Emergency departments are beginning to see an increase in coronavirus activity, per AzDHS data, with nearly 50% of emergency department bed availability being used by COVID-19 patients.

And more are in intensive care. Two weeks ago, 11% of the state's ICU beds were occupied by COVID-19 patients; today, that figure is 20%. Roughly 14% of ICU beds in Arizona are currently vacant.

In July, when hospitalizations for COVID peaked, almost 60% of all ICU beds in the state were in use by COVID-19 patients.

Arizonans over the age of 65 are currently experiencing the highest hospitalization rate.

But almost 50% of the new cases in Arizona are 20- to 44-year-olds, according to data presented by AzDHS.

"Among 20 to 44 year olds, college aged individuals continue to see the highest number of cases," Christ said in a YouTube video Thursday .

Arizona State University has had 2,466 students and 90 staff test positive for COVID-19. Currently, 405 students are positive and 37 staff are positive, according to ASU's data.

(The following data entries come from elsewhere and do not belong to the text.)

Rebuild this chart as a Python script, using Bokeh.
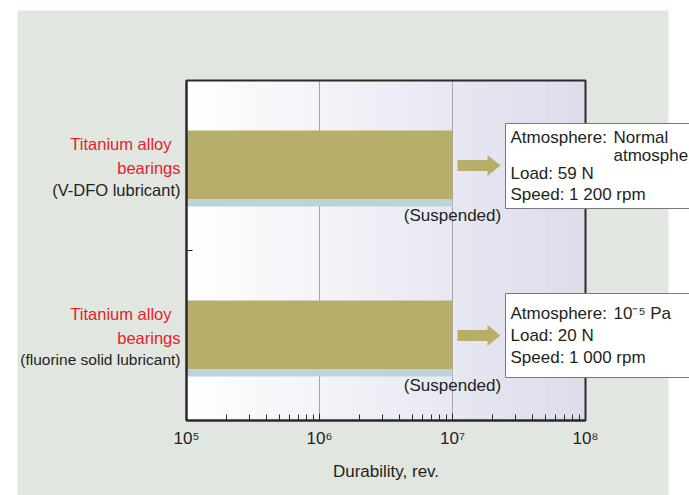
import numpy as np
from bokeh.plotting import figure
from bokeh.models import Range1d, FixedTicker
from bokeh.core.properties import value
from bokeh.embed import file_html
from bokeh.resources import INLINE

# ---------------- data ----------------
categories = ["Titanium alloy bearings (V-DFO lubricant)",
              "Titanium alloy bearings (fluorine solid lubricant)"]
label_red = [["Titanium alloy", "bearings"], ["Titanium alloy", "bearings"]]
label_dark = ["(V-DFO lubricant)", "(fluorine solid lubricant)"]
durability = [1e7, 1e7]
status = ["(Suspended)", "(Suspended)"]
cond_keys = [["Atmosphere:", "Load: 59 N", "Speed: 1 200 rpm"],
             ["Atmosphere:", "Load: 20 N", "Speed: 1 000 rpm"]]
atmosphere = [["Normal", "atmosphere"], ["10\u207b\u2075 Pa"]]
x_ticks = [1e5, 1e6, 1e7, 1e8]
x_tick_labels = ["10\u2075", "10\u2076", "10\u2077", "10\u2078"]
x_label = "Durability, rev."

# ---------------- layout constants (canvas px) ----------------
FONT = "Liberation Sans"
W, H = 689, 495
FX0, FX1, FY0, FY1 = 186, 585, 80, 420   # plotting box in px
LMIN, LMAX = 5.0, 8.0
YMIN, YMAX = 0.0, 2.0
y_pos = [1.5, 0.5]

def xd(px):
    return 10 ** (LMIN + (px - FX0) / (FX1 - FX0) * (LMAX - LMIN))

def yd(py):
    return YMIN + (FY1 - py) / (FY1 - FY0) * (YMAX - YMIN)

PX_PER_Y = (FY1 - FY0) / (YMAX - YMIN)
PX_PER_DEC = (FX1 - FX0) / (LMAX - LMIN)

def dy(px):  # pixel offset (downwards) to data offset
    return -px / PX_PER_Y

BG = "#e1e6e0"
OLIVE = "#b8ae6b"
STRIP = "#bdd3dc"
RED = "#e8202a"
DARK = "#231f20"
GRID = "#a4a4ac"
FRAME = "#2b2b2b"

p = figure(width=W, height=H, x_axis_type="log",
           x_range=Range1d(xd(0), xd(W)), y_range=Range1d(yd(H), yd(0)),
           output_backend="svg", toolbar_location=None,
           min_border=0, min_border_left=0, min_border_right=0,
           min_border_top=0, min_border_bottom=0)
p.border_fill_color = "white"
p.background_fill_color = "white"
p.outline_line_color = None
p.grid.visible = False

# grey panel background
p.quad(left=[xd(17)], right=[xd(668)], top=[yd(10)], bottom=[yd(H + 10)],
       fill_color=BG, line_color=None)

# gradient in plotting box
N = 120
edges = np.linspace(LMIN, LMAX, N + 1)
c0 = np.array([255, 255, 255]); c1 = np.array([220, 220, 236])
cols = []
for i in range(N):
    t = (i + 0.5) / N
    c = (c0 + (c1 - c0) * t).round().astype(int)
    cols.append("#%02x%02x%02x" % tuple(c))
p.quad(left=10 ** edges[:-1], right=10 ** edges[1:], bottom=YMIN, top=YMAX,
       fill_color=cols, line_color=cols, line_width=1)

# vertical grid lines
grid_x = x_ticks[1:-1]
p.segment(x0=grid_x, x1=grid_x, y0=YMIN, y1=YMAX, line_color=GRID, line_width=1)

# bars
y_arr = np.array(y_pos)
p.quad(left=x_ticks[0], right=durability, top=y_arr + dy(-35), bottom=y_arr + dy(34),
       fill_color=OLIVE, line_color=None)
p.quad(left=x_ticks[0], right=durability, top=y_arr + dy(34), bottom=y_arr + dy(41),
       fill_color=STRIP, line_color=None)

# arrows
axs, ays = [], []
for d, y in zip(durability, y_pos):
    lx = np.log10(d)
    s0 = 10 ** (lx + 5 / PX_PER_DEC)
    s1 = 10 ** (lx + 35 / PX_PER_DEC)
    tip = 10 ** (lx + 48 / PX_PER_DEC)
    hs = 5.5 / PX_PER_Y
    hh = 10.5 / PX_PER_Y
    axs.append([s0, s1, s1, tip, s1, s1, s0])
    ays.append([y + hs, y + hs, y + hh, y, y - hh, y - hs, y - hs])
p.patches(xs=axs, ys=ays, fill_color=OLIVE, line_color=None)

# frame outline
p.quad(left=[x_ticks[0]], right=[x_ticks[-1]], bottom=[YMIN], top=[YMAX],
       fill_color=None, line_color=FRAME, line_width=2)

# axes (fixed inside the canvas-wide frame)
xa = p.xaxis[0]
xa.fixed_location = YMIN
xa.bounds = (x_ticks[0], x_ticks[-1])
xa.ticker = FixedTicker(ticks=x_ticks,
                        minor_ticks=[k * 10 ** e for e in range(5, 8) for k in range(2, 10)])
xa.major_label_overrides = {t: l for t, l in zip(x_ticks, x_tick_labels)}
xa.major_tick_in = 7
xa.major_tick_out = 0
xa.minor_tick_in = 6
xa.minor_tick_out = 0
xa.axis_line_width = 2
xa.axis_line_color = FRAME
xa.major_tick_line_color = FRAME
xa.minor_tick_line_color = FRAME
xa.major_label_text_font = FONT
xa.major_label_text_font_size = "17px"
xa.major_label_text_color = DARK
xa.major_label_standoff = 8
xa.axis_label = x_label
xa.axis_label_text_font = FONT
xa.axis_label_text_font_size = "17px"
xa.axis_label_text_font_style = "normal"
xa.axis_label_text_color = DARK
xa.axis_label_standoff = 11

ya = p.yaxis[0]
ya.fixed_location = x_ticks[0]
ya.bounds = (YMIN, YMAX)
mid = (y_pos[0] + y_pos[1]) / 2
ya.ticker = FixedTicker(ticks=[mid])
ya.major_label_overrides = {mid: ""}
ya.major_tick_in = 6
ya.major_tick_out = 0
ya.axis_line_width = 2
ya.axis_line_color = FRAME
ya.major_tick_line_color = FRAME

# category labels
for i, y in enumerate(y_pos):
    for txt, o, xr in zip(label_red[i], [-22, 2], [171, 180]):
        p.text(x=[xd(xr)], y=[y + dy(o)], text=[txt], text_align="right",
               text_baseline="middle", text_font=value(FONT), text_font_size="16.5px",
               text_color=RED)
    p.text(x=[xd(180)], y=[y + dy(24)], text=[label_dark[i]], text_align="right",
           text_baseline="middle", text_font=value(FONT),
           text_font_size="16.5px" if i == 0 else "15.5px", text_color=DARK)

# suspended labels
p.text(x=durability, y=list(y_arr + dy(50)), text=status, text_align="center",
       text_baseline="middle", text_font=value(FONT), text_font_size="17px",
       text_color=DARK)

# condition boxes
box_specs = [(-42, 43, [-28, 8, 29], [-28, -10]), (-42, 42, [-22, 0, 22], [-22])]
for i, y in enumerate(y_pos):
    t_off, b_off, key_offs, atm_offs = box_specs[i]
    p.quad(left=[xd(505)], right=[xd(760)], top=[y + dy(t_off)], bottom=[y + dy(b_off)],
           fill_color="white", line_color="#7a7a7a", line_width=1)
    p.text(x=[xd(510)] * len(key_offs), y=[y + dy(o) for o in key_offs],
           text=cond_keys[i], text_align="left", text_baseline="middle",
           text_font=value(FONT), text_font_size="17px", text_color=DARK)
    p.text(x=[xd(613)] * len(atm_offs), y=[y + dy(o) for o in atm_offs],
           text=atmosphere[i], text_align="left", text_baseline="middle",
           text_font=value(FONT), text_font_size="17px", text_color=DARK)

open("out.html", "w").write(file_html(p, INLINE))
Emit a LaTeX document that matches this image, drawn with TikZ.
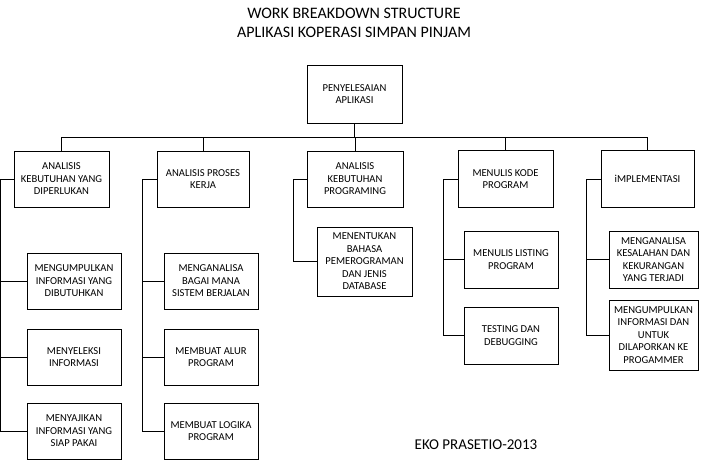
\documentclass[tikz,border=0pt]{standalone}
\usepackage{fontspec}
\setmainfont{Carlito}
\begin{document}
\begin{tikzpicture}[x=1pt,y=-1pt,
  box/.style={draw,line width=0.9pt,inner sep=0pt,align=center,
    font=\fontsize{10.6}{12.5}\selectfont},
  conn/.style={line width=0.9pt},
  ttl/.style={font=\fontsize{16}{19}\selectfont,inner sep=0pt}]
\useasboundingbox (0,0) rectangle (705,461);
% titles
\node[ttl] (t1) at (354,13) {WORK BREAKDOWN STRUCTURE};
\node[ttl] (t2) at (354,32) {APLIKASI KOPERASI SIMPAN PINJAM};
\node[font=\fontsize{15}{18}\selectfont,inner sep=0pt] (sig) at (476,445) {EKO PRASETIO-2013};
% top
\node[box,minimum width=95,minimum height=58] (top) at (354.5,94) {PENYELESAIAN\\APLIKASI};
% level 1
\node[box,minimum width=95,minimum height=56] (A1) at (61.5,179) {ANALISIS\\KEBUTUHAN YANG\\DIPERLUKAN};
\node[box,minimum width=92,minimum height=56] (A2) at (203,179) {ANALISIS PROSES\\KERJA};
\node[box,minimum width=96,minimum height=56] (A3) at (355,179) {ANALISIS\\KEBUTUHAN\\PROGRAMING};
\node[box,minimum width=95,minimum height=57] (A4) at (505.5,179) {MENULIS KODE\\PROGRAM};
\node[box,minimum width=93,minimum height=57] (A5) at (647.5,179) {iMPLEMENTASI};
% level 2 col 1
\node[box,minimum width=94,minimum height=56] (B1) at (74,281) {MENGUMPULKAN\\INFORMASI YANG\\DIBUTUHKAN};
\node[box,minimum width=94,minimum height=56] (B2) at (74,357) {MENYELEKSI\\INFORMASI};
\node[box,minimum width=94,minimum height=56] (B3) at (74,431) {MENYAJIKAN\\INFORMASI YANG\\SIAP PAKAI};
% col 2
\node[box,minimum width=94,minimum height=56] (C1) at (211,281) {MENGANALISA\\BAGAI MANA\\SISTEM BERJALAN};
\node[box,minimum width=94,minimum height=56] (C2) at (211,357) {MEMBUAT ALUR\\PROGRAM};
\node[box,minimum width=94,minimum height=56] (C3) at (211,431) {MEMBUAT LOGIKA\\PROGRAM};
% col 3
\node[box,minimum width=95,minimum height=69] (D1) at (364.5,261.5) {MENENTUKAN\\BAHASA\\PEMEROGRAMAN\\DAN JENIS\\DATABASE};
% col 4
\node[box,minimum width=94,minimum height=57] (E1) at (511,259.5) {MENULIS LISTING\\PROGRAM};
\node[box,minimum width=94,minimum height=57] (E2) at (511,335.5) {TESTING DAN\\DEBUGGING};
% col 5
\node[box,minimum width=89,minimum height=57] (F1) at (653.5,259.5) {MENGANALISA\\KESALAHAN DAN\\KEKURANGAN\\YANG TERJADI};
\node[box,minimum width=89,minimum height=70] (F2) at (653.5,335) {MENGUMPULKAN\\INFORMASI DAN\\UNTUK\\DILAPORKAN KE\\PROGAMMER};
% connectors top
\draw[conn] (top.south) -- ++(0,14) coordinate (j);
\foreach \n in {A1,A2,A3,A4,A5} \draw[conn] (j) -| (\n.north);
% sub connectors
\foreach \n in {B1,B2,B3} \draw[conn] (A1.west) -- ++(-13,0) |- (\n.west);
\foreach \n in {C1,C2,C3} \draw[conn] (A2.west) -- ++(-14,0) |- (\n.west);
\draw[conn] (A3.west) -- ++(-13,0) |- (D1.west);
\foreach \n in {E1,E2} \draw[conn] (A4.west) -- ++(-14,0) |- (\n.west);
\foreach \n in {F1,F2} \draw[conn] (A5.west) -- ++(-14,0) |- (\n.west);
\end{tikzpicture}
\end{document}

Northern Arizona University has had 1,543 students test positive for COVID-19 since Sept. 2 and is currently managing 57 current cases.

The University of Arizona has had 2,538 students and 48 staff members test positive for COVID-19 since Sept. 2.

Eleven of Arizona's 15 counties have been seeing an increase in cases, with only Greenlee county seeing a decrease in cases.

Arizona is not alone in its surge in cases. The country saw a record number of cases this week with Thursday being the highest one-day infection total on record, according to John Hopkins University data.

There have been over 269,000 cases of COVID-19 in Arizona and more than 6,200 deaths as of November 13.